I grew up as part of Wilshire Baptist Church in Dallas, Texas, where the pastor, George Mason, retires this year after 35 years of ministry. I remember many “George-isms,” but he declared the most memorable one during baby dedications. After walking the newest nursery addition up and down the aisles for everyone to see, he returned the child to the parents at the front and proclaimed that God promised this baby “a good road, but not an easy one.” Oof. Cue the tears.
That distinction between good and easy is tough. The message Jesus proclaims, to love those who do not love you, and pray for those who do evil against you, is not easy. But somewhere embedded in that kind of loving and praying is a good road waiting to be carved out. This work of love and prayer not only forms a path; it forms us to serve Christ.

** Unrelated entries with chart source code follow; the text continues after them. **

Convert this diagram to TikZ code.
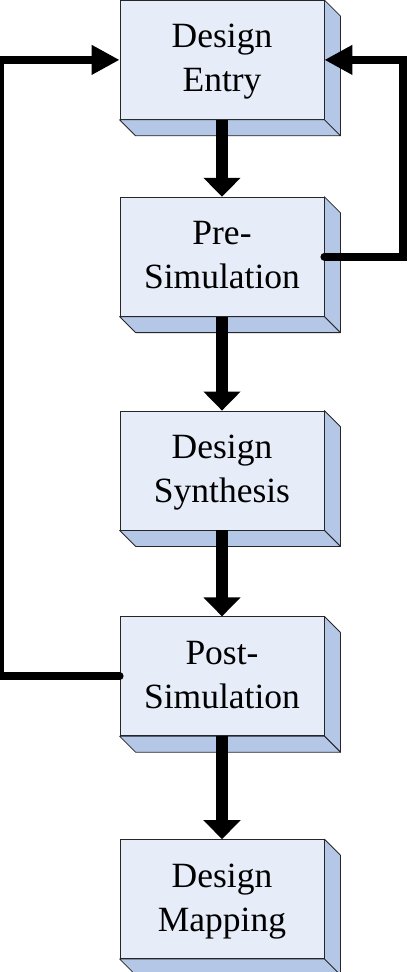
\documentclass[tikz,border=0pt]{standalone}
\usepackage{fontspec}
\setmainfont{Liberation Serif}
\usetikzlibrary{positioning,arrows.meta}

\definecolor{faceblue}{RGB}{230,236,248}
\definecolor{sideblue}{RGB}{180,199,231}
\newcommand{\boxstrut}{\rule[-8pt]{0pt}{36pt}}

\begin{document}
\begin{tikzpicture}[
        stage/.style={
            rectangle, draw = black!85, line width = 0.8pt, fill = faceblue,
            minimum width = 204pt, minimum height = 119pt, inner sep = 0pt,
            align = center, font = \fontsize{35.5}{44}\selectfont
        },
        side/.style={
            draw = black!85, line width = 0.8pt, fill = sideblue, line join = round
        },
        flow/.style={
            line width = 12pt, -{Triangle[width=36pt,length=19pt]}
        },
        feedback/.style={
            line width = 8pt, line cap = round, -{Triangle[width=28pt,length=28pt]}
        },
    ]
    \useasboundingbox (0,0) rectangle (408pt,-972pt);

    \node (designEntry) [stage, anchor=north] at (222pt,0) {Design\boxstrut \\ Entry\boxstrut};
    \node (preSim) [stage, below=77pt of designEntry] {Pre-\boxstrut \\ Simulation\boxstrut};
    \node (designSynth) [stage, below=94pt of preSim] {Design\boxstrut \\ Synthesis\boxstrut};
    \node (postSim) [stage, below=86pt of designSynth] {Post-\boxstrut \\ Simulation\boxstrut};
    \node (designMap) [stage, below=103pt of postSim] {Design\boxstrut \\ Mapping\boxstrut};

    % box depth
    \foreach \n in {designEntry,preSim,designSynth,postSim,designMap} {
        \filldraw[side] (\n.north east) -- ++(16pt,-16pt) -- ([shift={(16pt,-16pt)}]\n.south east) -- (\n.south east) -- cycle;
        \filldraw[side] (\n.south west) -- ([shift={(16pt,-16pt)}]\n.south west) -- ([shift={(16pt,-16pt)}]\n.south east) -- (\n.south east) -- cycle;
    }

    \path (designEntry) edge[flow] (preSim);
    \path (preSim) edge[flow] (designSynth);
    \path (designSynth) edge[flow] (postSim);
    \path (postSim) edge[flow] (designMap);

    % loops back to entry
    \coordinate (rightRail) at (403pt,0);
    \coordinate (leftRail) at (0pt,0);
    \draw[feedback] (preSim.east) -- (preSim.east -| rightRail) |- (designEntry.east);
    \draw[feedback] (postSim.west) -- (postSim.west -| leftRail) |- (designEntry.west);

    \end{tikzpicture}
\end{document}
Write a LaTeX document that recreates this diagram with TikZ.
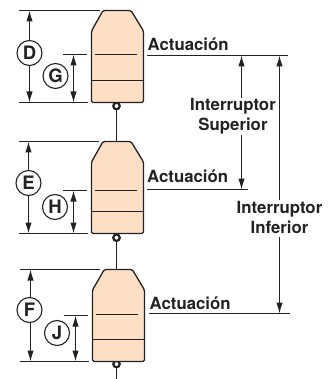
\documentclass[tikz,border=0pt]{standalone}
\usepackage{fontspec}
\setmainfont{TeX Gyre Heros}
\usetikzlibrary{arrows.meta}
\definecolor{bodyfill}{HTML}{FDDFC6}
\definecolor{ink}{HTML}{222222}
\tikzset{
  ext/.style={draw=ink,line width=1.2pt},
  seam/.style={draw=ink,line width=1.5pt},
  dimline/.style={draw=ink,line width=1.1pt,{Latex[length=11pt,width=6.5pt]}-{Latex[length=11pt,width=6.5pt]}},
  badge/.style={circle,draw=ink,line width=1.1pt,fill=white,minimum size=25pt,inner sep=0pt,font=\fontsize{18.5}{20}\selectfont\bfseries,text=ink},
  lab/.style={font=\fontsize{16.8}{20}\selectfont\bfseries,text=ink,inner sep=0pt,anchor=base west},
  mid/.style={font=\fontsize{16.8}{20}\selectfont\bfseries,text=ink,align=center,fill=white,inner xsep=0pt,inner ysep=0.5pt},
  bodyshape/.style={draw=ink,line width=1.3pt,fill=bodyfill,rounded corners=1.5pt},
  pin/.style={circle,draw=ink,line width=2.2pt,fill=white,minimum size=6.5pt,inner sep=0pt},
  stem/.style={draw=ink,line width=1.1pt}
}
\begin{document}
\begin{tikzpicture}[x=1pt,y=-1pt]
\useasboundingbox (0,0) rectangle (328,379);
% pins and stems
\node[pin] (p1) at (116.5,106) {};
\node[pin] (p2) at (116.5,237.7) {};
\node[pin] (p3) at (116.5,364) {};
\coordinate (end) at (116.5,379);
\coordinate (t2) at (116.5,142);
\coordinate (t3) at (116.5,270);
\draw[stem] (p1) -- (t2);
\draw[stem] (p2) -- (t3);
\draw[stem] (p3) -- (end);
% bodies
\draw[bodyshape] (103,10.5) -- (131,10.5) -- (143.5,31) -- (143.5,102.5) -- (91.5,102.5) -- (91.5,31) -- cycle;
\draw[seam] (91.5,80.5) -- (143.5,80.5);
\draw[ext] (95,54.5) -- (137,54.5);
\draw[bodyshape] (103,141.5) -- (131,141.5) -- (143.5,162) -- (143.5,233.5) -- (91.5,233.5) -- (91.5,162) -- cycle;
\draw[seam] (91.5,211.5) -- (143.5,211.5);
\draw[ext] (95,190.5) -- (137,190.5);
\draw[bodyshape] (104.3,269.5) -- (132.3,269.5) -- (144.5,290) -- (144.5,361.5) -- (92.5,361.5) -- (92.5,290) -- cycle;
\draw[seam] (92.5,339.5) -- (144.5,339.5);
\draw[ext] (96.3,314.5) -- (138.3,314.5);
% extension lines, body 1
\coordinate (d1a) at (19,10.5);   \coordinate (d1b) at (100,10.5);
\coordinate (d1c) at (19,102.5);  \coordinate (d1d) at (88,102.5);
\coordinate (g1a) at (63,54.5);   \coordinate (g1b) at (87,54.5);
\draw[ext] (d1a) -- (d1b);
\draw[ext] (d1c) -- (d1d);
\draw[ext] (g1a) -- (g1b);
% extension lines, body 2
\coordinate (d2a) at (19,141.5);  \coordinate (d2b) at (99,141.5);
\coordinate (d2c) at (19,233.5);  \coordinate (d2d) at (88,233.5);
\coordinate (g2a) at (63,190.5);  \coordinate (g2b) at (87,190.5);
\draw[ext] (d2a) -- (d2b);
\draw[ext] (d2c) -- (d2d);
\draw[ext] (g2a) -- (g2b);
% extension lines, body 3
\coordinate (d3a) at (20,269.5);  \coordinate (d3b) at (100,269.5);
\coordinate (d3c) at (20,361.5);  \coordinate (d3d) at (89,361.5);
\coordinate (g3a) at (64,315.5);  \coordinate (g3b) at (88,315.5);
\draw[ext] (d3a) -- (d3b);
\draw[ext] (d3c) -- (d3d);
\draw[ext] (g3a) -- (g3b);
% dimension arrows
\coordinate (D1) at (29.5,10.5);    \coordinate (D2) at (29.5,102.5);
\coordinate (G1) at (73.5,54.5);  \coordinate (G2) at (73.5,102.5);
\coordinate (E1) at (28.5,141.5); \coordinate (E2) at (28.5,233.5);
\coordinate (H1) at (73.5,190.5);   \coordinate (H2) at (73.5,233.5);
\coordinate (F1) at (30.5,269.5); \coordinate (F2) at (30.5,361.5);
\coordinate (J1) at (75.5,315.5);   \coordinate (J2) at (75.5,361.5);
\draw[dimline] (D1) -- (D2);
\draw[dimline] (G1) -- (G2);
\draw[dimline] (E1) -- (E2);
\draw[dimline] (H1) -- (H2);
\draw[dimline] (F1) -- (F2);
\draw[dimline] (J1) -- (J2);
\node[badge] (D) at (29.5,53) {D};
\node[badge] (G) at (55.5,76) {G};
\node[badge] (E) at (28.5,183) {E};
\node[badge] (H) at (55,207) {H};
\node[badge] (F) at (29.5,310) {F};
\node[badge] (J) at (57,333) {J};
% actuation labels and lines
\node[lab] (a1) at (147.5,51) {Actuación};
\node[lab] (a2) at (147,182.7) {Actuación};
\node[lab] (a3) at (149.5,309.3) {Actuación};
\coordinate (l1a) at (147,55.5);  \coordinate (l1b) at (288,55.5);
\coordinate (l2a) at (147,189.5); \coordinate (l2b) at (248,189.5);
\coordinate (l3a) at (149,313.5); \coordinate (l3b) at (290,313.5);
\draw[ext] (l1a) -- (l1b);
\draw[ext] (l2a) -- (l2b);
\draw[ext] (l3a) -- (l3b);
% switch ranges
\coordinate (s1) at (241.5,55.5);  \coordinate (s2) at (241.5,189.5);
\coordinate (i1) at (279.5,55.5);  \coordinate (i2) at (279.5,313.5);
\draw[dimline] (s1) -- (s2);
\draw[dimline] (i1) -- (i2);
\node[mid] (sup) at (233,116.6) {Interruptor\\Superior};
\node[mid] (inf) at (279.5,218.9) {Interruptor\\Inferior\vphantom{p}};
\end{tikzpicture}
\end{document}
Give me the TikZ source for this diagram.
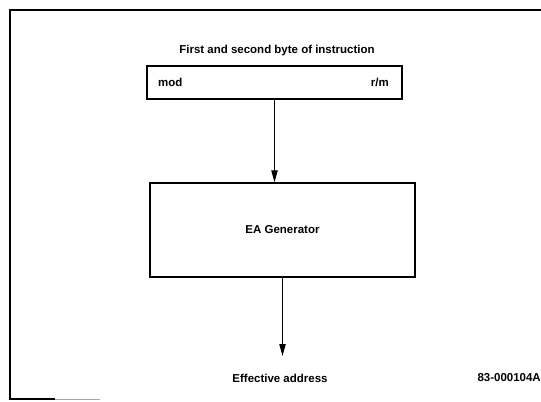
\documentclass[tikz,border=0pt]{standalone}
\usepackage{fontspec}
\setmainfont{Liberation Sans}
\usetikzlibrary{arrows.meta,positioning}
\tikzset{
  blockbox/.style={draw, line width=1.1pt, inner sep=0pt},
  lbl/.style={font=\bfseries\fontsize{9.8}{11}\selectfont, inner sep=0pt},
  flow/.style={-{Triangle[length=3.6mm,width=1.9mm]}, line width=0.9pt}
}
\begin{document}
\begin{tikzpicture}[x=0.03cm,y=-0.03cm]
        \useasboundingbox (0,0) rectangle (541,402);
        % open frame
        \draw[line width=1.1pt] (541,10) -- (10,10) -- (10,399) -- (55,399);
        \draw[line width=0.5pt, black!35] (55,399) -- (100,399);
        % blocks
        \node[lbl] (title) at (277,51) {First and second byte of instruction};
        \node[blockbox, minimum width=7.65cm, minimum height=0.99cm] (byte) at (274.5,82.5) {};
        \node[lbl, anchor=west] (mod) at (158,82) {mod};
        \node[lbl, anchor=east] (rm) at (389,82) {r/m};
        \node[blockbox, minimum width=7.95cm, minimum height=2.82cm] (gen) at (282.5,230) {};
        \node[lbl] (genlbl) at (gen.center) {EA Generator};
        % connectors
        \draw[flow] (byte.south) -- (byte.south |- gen.north);
        \node[lbl] (ea) at (280,378) {Effective address};
        \coordinate (tip) at (281,356);
        \draw[flow] (gen.south) -- (gen.south |- tip);
        \node[lbl, anchor=east] (fig) at (541,378) {83-000104A};
\end{tikzpicture}
\end{document}
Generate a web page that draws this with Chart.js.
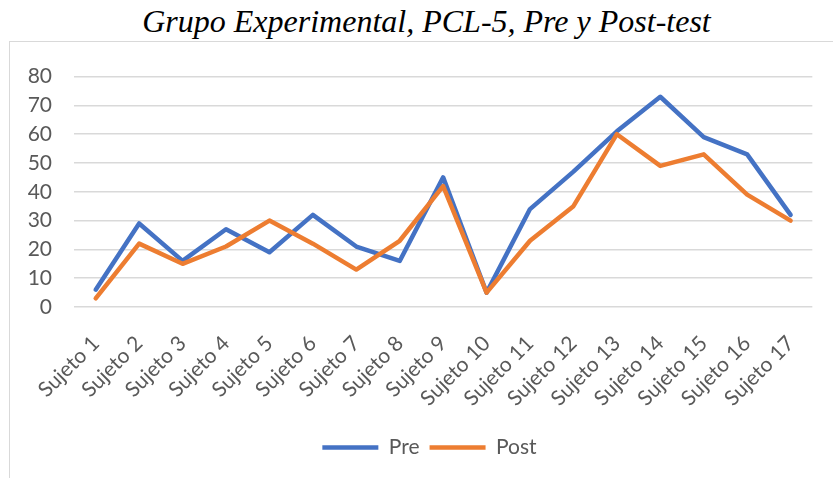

I direct a pilot program that connects doulas to birthing parents in an effort to lower the maternal mortality rate. This task has been hard. The reality of COVID, mixed with biased medical practices and years of misinformation, has reigned supreme as we’ve tried to move this effort forward. Moving two steps forward then taking fifteen steps back is tiresome. After many conversations and presentations, a colleague reminded me that even Jesus’ message was seldom received with kindness or fully understood. The comment was an invaluable reminder to me that even when our tasks are not easy, they are still good. When do you need to remember that message from Jesus?
Today’s passage includes the Golden Rule, do to others as you would have them do to you (v. 31). These days in trauma-informed care and equity work, we talk about the Platinum Rule, “do to others as they would like done.” What might change if we utilized this platinum rule?
Lord, you often ask of us the opposite of what we expect—to love our enemies, to pray for those who persecute us. Help us remember that following you is not meant to be easy, but that it will be good. Amen.